Frequently Asked Questions
How far in advance should I renew an SSL certificate?
Best practice is to initiate the renewal process 30-60 days before expiration. This provides a comfortable buffer to resolve any validation issues, technical problems, or procurement delays without risking an outage.
What’s the best free tool for checking certificate expiration?
For a quick, manual check of a public website, the built-in developer tools in Chrome or Firefox are excellent. For more programmatic checks, command-line tools like OpenSSL or free online scanners from providers like Qualys SSL Labs are very effective.
How can I find all SSL certificates on my network?

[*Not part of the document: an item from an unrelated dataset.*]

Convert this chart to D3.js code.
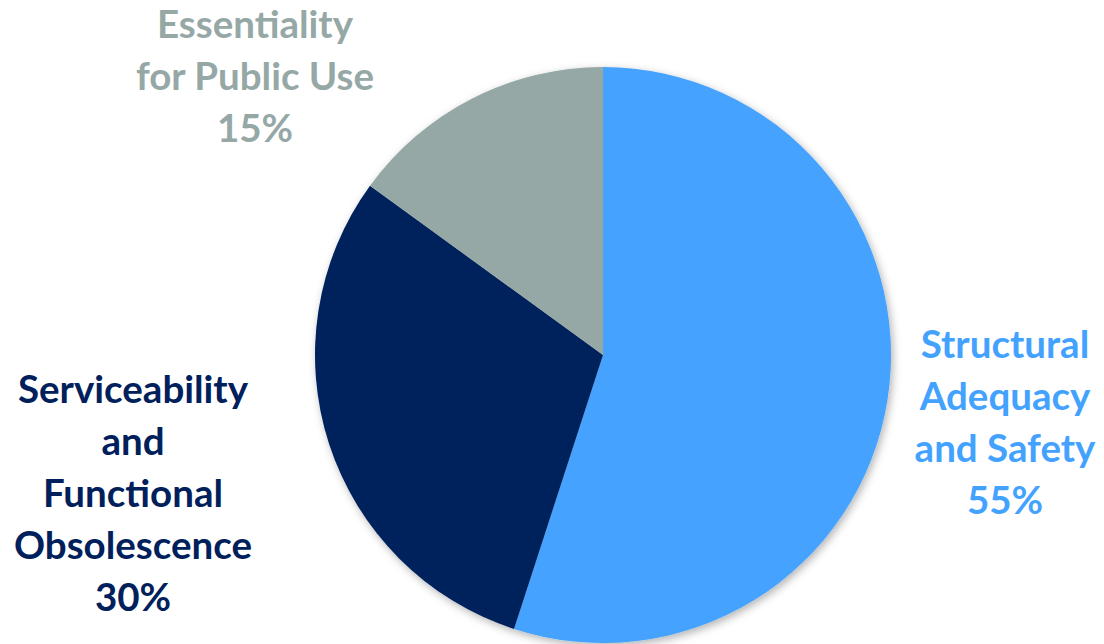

A combination of methods works best. Use network scanners like Nmap or ZMap to scan for open SSL/TLS ports (like 443), and then inspect the certificate presented. Also, leverage Certificate Transparency (CT) logs and query your Certificate Authorities for a list of all certificates issued to your domains.
What is the difference between certificate monitoring and certificate lifecycle management?
Certificate monitoring is a subset of Certificate Lifecycle Management (CLM). Monitoring focuses specifically on tracking expiration dates and alerting. CLM is a holistic strategy that covers the entire lifespan of a certificate: discovery, request, issuance, deployment, monitoring, renewal, and revocation.